His tactics reflect his character. He is obsessive about old buildings and has made his fortune from restoring them, fanatical in his loathing of the Pridmores and unwavering in his adoration of his son.

Oliver's parents' marriage broke up in 1987 and later that year Malkin took his son away for six months after picking him up from school for a weekend visit. He kidnapped him three times in France after the Pridmores moved there. On one occasion the boy was snatched from their garden by a masked gang which sprayed CS gas at the family dogs.

That time Malkin and his son disappeared for 19 months travelling around Europe and North Africa before being tracked down in Devon. But it was the latest abduction last November which brought the full weight of the law down on the impetuous businessman.

Malkin, helped by his new partner, Audrey Donnelly, and a man called Martin Reedy, hired especially to help, bundled Oliver into a car as he returned from school in Landevant, Britanny, where the Pridmores now live. The boy's grandmother was dragged down the road as the vehicle drove off.

Malkin, Mrs Donnelly and Oliver later turned up in the Egyptian holiday resort of Hurghada where they talked to British journalists and the boy said that he was happy to be with his father. They seemed set for a long stay in a country with no extradition treaty with Britain.

But two factors brought Malkin back to Britain: the High Court issued a sequestration order for the seizure and sale of his property unless he returned by 6 January, and a psychiatrist's report revealing the harm that was being done to Oliver was sent to his father.

Even the bombastic Malkin, previously defiant, realised that the game was up and they flew back to Britain.
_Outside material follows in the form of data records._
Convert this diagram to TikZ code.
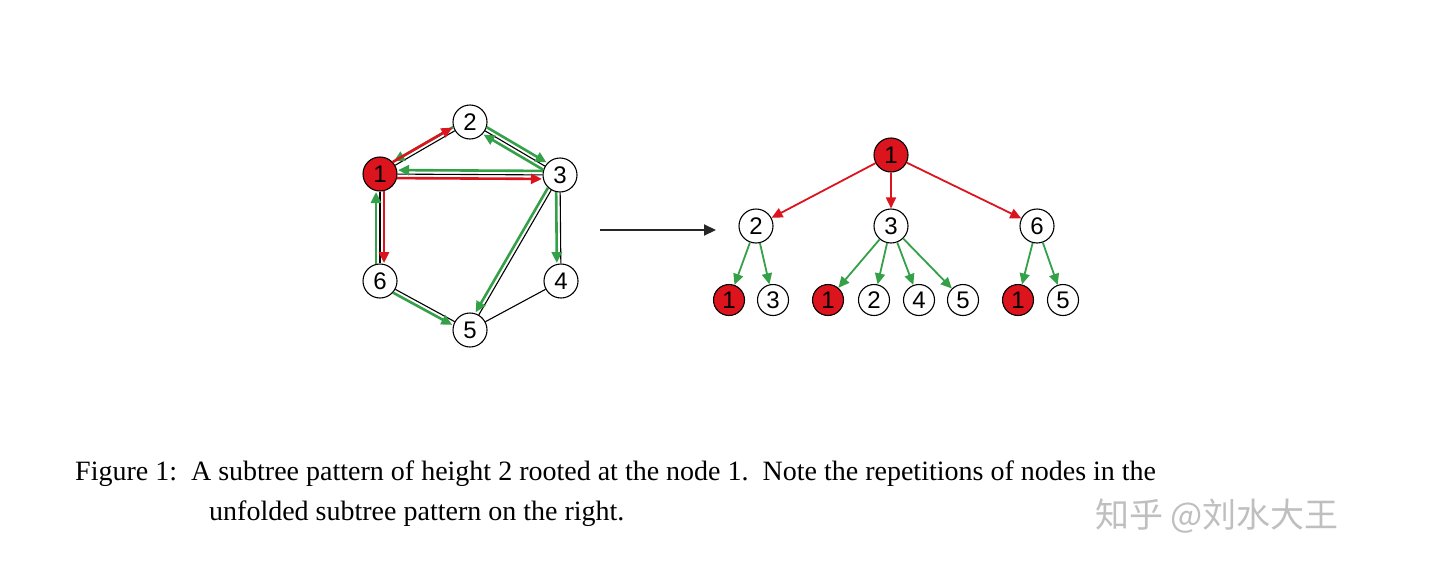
\documentclass[tikz,border=0pt]{standalone}
\usepackage{fontspec}
\setmainfont{Liberation Serif}
\newfontfamily\numf{Liberation Sans}
\newfontfamily\cjk{Noto Sans CJK SC}
\usetikzlibrary{calc,arrows.meta}
\definecolor{gr}{RGB}{52,160,72}
\definecolor{rd}{RGB}{220,20,30}
\begin{document}
\begin{tikzpicture}[x=1pt,y=-1pt,
  v/.style={circle,draw=black,line width=1.1pt,minimum size=34pt,inner sep=0pt,font=\numf\fontsize{24}{24}\selectfont,fill=white},
  vr/.style={v,fill=rd},
  lv/.style={v,minimum size=31pt},
  lvr/.style={lv,fill=rd},
  ge/.style={gr,line width=2.6pt,-{Triangle[length=11pt,width=10pt]}},
  re/.style={rd,line width=2.6pt,-{Triangle[length=11pt,width=10pt]}},
  te/.style={line width=1.8pt,-{Triangle[length=11pt,width=10pt]}},
  be/.style={black,line width=1.1pt}]
\useasboundingbox (0,0) rectangle (1440,573);
% left graph
\node[v] (n2) at (470,122) {2};
\node[vr] (n1) at (380,174) {1};
\node[v] (n3) at (560,175) {3};
\node[v] (n6) at (380,281) {6};
\node[v] (n4) at (561,281) {4};
\node[v] (n5) at (470,330) {5};
\foreach \a/\b in {n1/n2,n2/n3,n1/n3,n3/n4,n3/n5,n1/n6,n6/n5,n4/n5}
  \draw[be] (\a) -- (\b);
\foreach \a/\b/\o/\s in {n2/n1/-4/ge,n1/n2/4/re,n2/n3/4/ge,n3/n2/4/ge,n3/n1/-4/ge,n1/n3/-4/re,n3/n4/-4/ge,n3/n5/-4/ge,n6/n1/4/ge,n1/n6/4/re,n6/n5/-4/ge}
  \draw[\s] ($(\a)!17pt!(\b)!\o pt!90:(\b)$) -- ($(\b)!18pt!(\a)!\o pt!-90:(\a)$);
% middle arrow
\coordinate (as) at (600,230);
\coordinate (ae) at (716,230);
\draw[line width=2pt,-{Triangle[length=12pt,width=11pt]},color=black!85] (as) -- (ae);
% tree
\node[vr] (t1) at (891,155) {1};
\node[v] (t2) at (756,226) {2};
\node[v] (t3) at (891,226) {3};
\node[v] (t6) at (1037,226) {6};
\node[lvr] (l1) at (729,300) {1};
\node[lv] (l2) at (773,300) {3};
\node[lvr] (l3) at (828,300) {1};
\node[lv] (l4) at (874,300) {2};
\node[lv] (l5) at (919,300) {4};
\node[lv] (l6) at (963,300) {5};
\node[lvr] (l7) at (1018,300) {1};
\node[lv] (l8) at (1063,300) {5};
\foreach \b in {t2,t3,t6} \draw[te,rd] (t1) -- (\b);
\foreach \a/\b in {t2/l1,t2/l2,t3/l3,t3/l4,t3/l5,t3/l6,t6/l7,t6/l8} \draw[te,gr] (\a) -- (\b);
% caption
\node[anchor=base west,inner sep=0pt,font=\fontsize{28}{28}\selectfont] (c1) at (75,480) {Figure 1:\ \ A subtree pattern of height 2 rooted at the node 1.\ \ Note the repetitions of nodes in the};
\node[anchor=base west,inner sep=0pt,font=\fontsize{28}{28}\selectfont] (c2) at (209,520) {unfolded subtree pattern on the right.};
\node[anchor=base west,inner sep=0pt,font=\cjk\fontsize{34}{34}\selectfont,text=black!25] (wm) at (1095,527) {知乎 @刘水大王};
\end{tikzpicture}
\end{document}
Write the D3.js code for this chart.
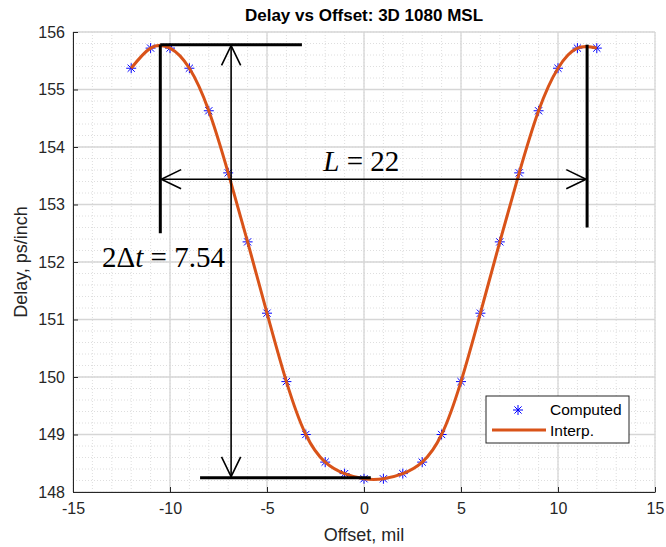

At Heathrow he raged at police who arrested him. Yesterday in court he looked drained and emotional, sitting arm in arm with Mrs Donnelly and sniffing loudly as the judge condemned his actions in unequivocal terms.

He also faces a massive legal bill. The High Court hearings since November will cost nearly pounds 100,000 and his own expenses will add at least another pounds 50,000.

Yesterday Peter Jackson, his counsel, told the court that Malkin had promised not to abduct Oliver again. He will have his chance to fight his case legally at a custody hearing next month but the real test of his pledge to change will come when he is released from prison.